Pure numerical results are useful, but practical interpretation matters too. A pH of 1 indicates a strongly acidic solution with a hydrogen ion concentration one hundred times greater than a pH of 3 solution. On the basic side, a pH of 13 corresponds to a hydroxide-rich solution that can be highly caustic. In educational settings these values may be presented as idealized aqueous chemistry, but in labs and industrial environments concentration, temperature, ionic strength, and safety procedures must all be considered before handling materials.

Strong acids and strong bases are also significant in water treatment, analytical chemistry, process engineering, and cleaning applications. Knowing how to calculate pH after dilution or neutralization helps professionals estimate corrosion potential, reagent demand, and endpoint conditions. The simple HCl plus NaOH model is often the first example used to introduce neutralization curves and titration logic.

Comparison table: example mixing outcomes with real stoichiometric calculations

HCl input	NaOH input	Excess after reaction	Final concentration	Final pH
100 mL of 0.10 M	100 mL of 0.10 M	None, complete neutralization	0	7.00
100 mL of 0.10 M	50 mL of 0.10 M	0.0050 mol H^+	0.0333 M H^+	1.48
50 mL of 0.10 M	100 mL of 0.10 M	0.0050 mol OH^–	0.0333 M OH^–	12.52
25 mL of 1.0 M	200 mL of 0.10 M	0.0050 mol H^+	0.0222 M H^+	1.65

Common mistakes when calculating pH for HCl and NaOH

• Forgetting to convert mL to L. This is one of the most common errors in neutralization problems.
• Using concentration instead of moles for the neutralization step. Reaction stoichiometry depends on moles, not molarity alone.
• Skipping dilution after mixing. Even if you correctly find excess moles, you still must divide by total volume.
• Confusing pH and pOH. For basic solutions, calculate pOH from [OH^–] first, then convert to pH.
• Ignoring assumptions. Introductory formulas assume ideal behavior and 25 degrees Celsius, where pH + pOH = 14.

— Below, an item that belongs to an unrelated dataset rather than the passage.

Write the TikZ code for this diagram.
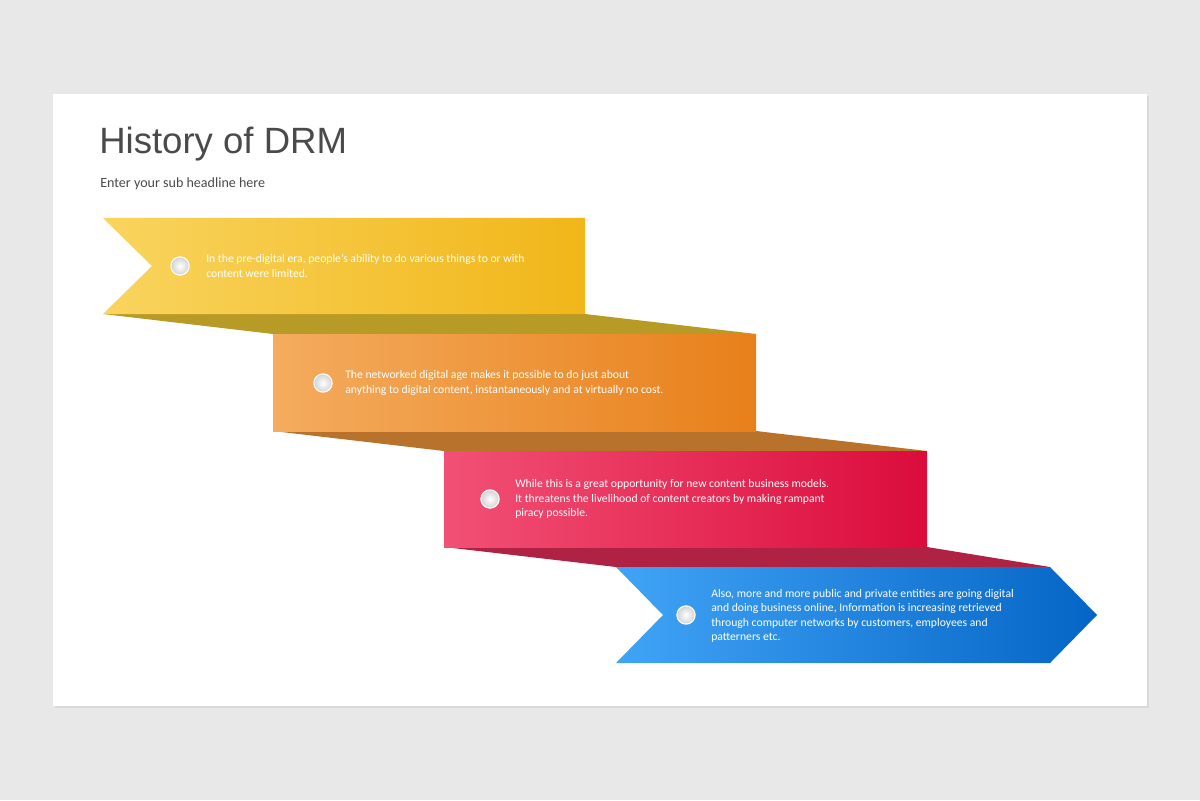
\documentclass[tikz,border=0pt]{standalone}
\usepackage{fontspec}
\setmainfont{Carlito}
\newfontfamily\titlefont{Liberation Sans}
\usetikzlibrary{positioning}
\definecolor{pagegray}{HTML}{E9E8E9}
\definecolor{yelA}{HTML}{F9D45E}\definecolor{yelB}{HTML}{F1B619}
\definecolor{oraA}{HTML}{F4AC5E}\definecolor{oraB}{HTML}{E8801A}
\definecolor{redA}{HTML}{F25075}\definecolor{redB}{HTML}{DB0C3C}
\definecolor{bluA}{HTML}{40A4F6}\definecolor{bluB}{HTML}{0565C6}
\definecolor{yelF}{HTML}{B89A26}\definecolor{oraF}{HTML}{B8722C}
\definecolor{redF}{HTML}{B02244}
\definecolor{titlegray}{HTML}{4A4A4A}
\begin{document}
\begin{tikzpicture}[
    x=0.025cm, y=-0.025cm,
    dot/.style={circle, minimum size=13pt, inner sep=0pt, draw=white, line width=0.8pt, inner color=white, outer color=gray!35},
    bandtext/.style={anchor=west, align=left, text=white, font=\fontsize{8.3}{10.3}\selectfont, inner sep=0pt}
]
    % background and slide
    \fill[pagegray] (0,0) rectangle (1200,800);
    \fill[gray!30] (55,96) rectangle (1149,708);
    \fill[white] (53,94) rectangle (1147,706);

    % titles
    \node[anchor=west, inner sep=0pt, text=titlegray, font=\titlefont\fontsize{26}{30}\selectfont] (title) at (99,144) {History of DRM};
    \node[anchor=west, inner sep=0pt, text=titlegray, font=\fontsize{10}{12}\selectfont] (sub) at (100,184) {Enter your sub headline here};

    % folds
    \fill[yelF] (103,314) -- (585,314) -- (756,334) -- (273,334) -- cycle;
    \fill[oraF] (273,431) -- (756,431) -- (927,451) -- (444,451) -- cycle;
    \fill[redF] (444,547) -- (927,547) -- (1050,567) -- (616,567) -- cycle;

    % bands
    \shade[left color=yelA, right color=yelB] (103,218) -- (585,218) -- (585,314) -- (103,314) -- (152,266) -- cycle;
    \shade[left color=oraA, right color=oraB] (273,334) rectangle (756,431);
    \shade[left color=redA, right color=redB] (444,451) rectangle (927,547);
    \shade[left color=bluA, right color=bluB] (616,567) -- (1050,567) -- (1097,615) -- (1050,663) -- (616,663) -- (663,615) -- cycle;

    % markers
    \node[dot] (d1) at (180,266) {};
    \node[dot] (d2) at (323,383) {};
    \node[dot] (d3) at (490,499) {};
    \node[dot] (d4) at (686,615) {};

    % texts
    \node[bandtext] (t1) at (206,266) {In the pre-digital era, people's ability to do various things to or with\\content were limited.};
    \node[bandtext] (t2) at (345,383) {The networked digital age makes it possible to do just about\\anything to digital content, instantaneously and at virtually no cost.};
    \node[bandtext] (t3) at (515,499) {While this is a great opportunity for new content business models.\\It threatens the livelihood of content creators by making rampant\\piracy possible.};
    \node[bandtext] (t4) at (711,616) {Also, more and more public and private entities are going digital\\and doing business online, Information is increasing retrieved\\through computer networks by customers, employees and\\patterners etc.};
\end{tikzpicture}
\end{document}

When ideal strong acid and strong base formulas need caution

For very concentrated solutions, highly dilute solutions, or nonideal systems, the basic classroom formulas may deviate from measured values. Activity effects, water autoionization, and temperature dependence can all influence exact pH. In advanced analytical chemistry, activity coefficients may be used instead of raw molar concentration. However, for most educational calculations and many practical estimations, the strong electrolyte model used in this calculator is appropriate and reliable.

Another important point is temperature. The relationship pH + pOH = 14 is exact only at 25 degrees Celsius for standard textbook problems. At other temperatures the ionic product of water changes, so neutral pH may not be exactly 7. Still, many school and laboratory exercises intentionally standardize calculations at 25 degrees Celsius for consistency.

Safety and handling perspective

Hydrochloric acid and sodium hydroxide are both hazardous materials. Hydrochloric acid is corrosive and can cause severe irritation or burns. Sodium hydroxide is likewise strongly caustic and can damage skin, eyes, and mucous membranes. Calculating pH is not a substitute for proper laboratory controls, chemical compatibility review, ventilation standards, or personal protective equipment. Always consult the relevant safety data sheet and institutional procedures before preparation, dilution, or neutralization.

Best practices for students, teachers, and lab professionals

• Write units beside every number before computing.
• Keep at least three significant figures during intermediate steps.
• Use moles first for any reaction or mixing problem.
• Check whether the result should be acidic, neutral, or basic before finalizing the answer.
• Use a calculator or validated digital tool to reduce logarithm errors.

Authoritative sources for further study

For trusted background on pH, water chemistry, and chemical hazards, review these sources:

• USGS: pH and Water
• CDC NIOSH: Hydrochloric Acid Pocket Guide
• CDC NIOSH: Sodium Hydroxide Pocket Guide

Final takeaway

If you need to calculate pH for HCl and NaOH, the process is usually simple once you know whether you are dealing with a single strong electrolyte or a mixed neutralization problem. For HCl, convert concentration directly to pH. For NaOH, calculate pOH first and then pH. For mixtures, compare moles, identify the excess reactant, divide by total volume, and then convert to pH or pOH. This calculator automates those steps while still reflecting the exact logic that chemistry students and professionals use by hand.

Educational note: Results are modeled for ideal strong acid and strong base behavior at 25 degrees Celsius and are intended for instructional and estimation purposes.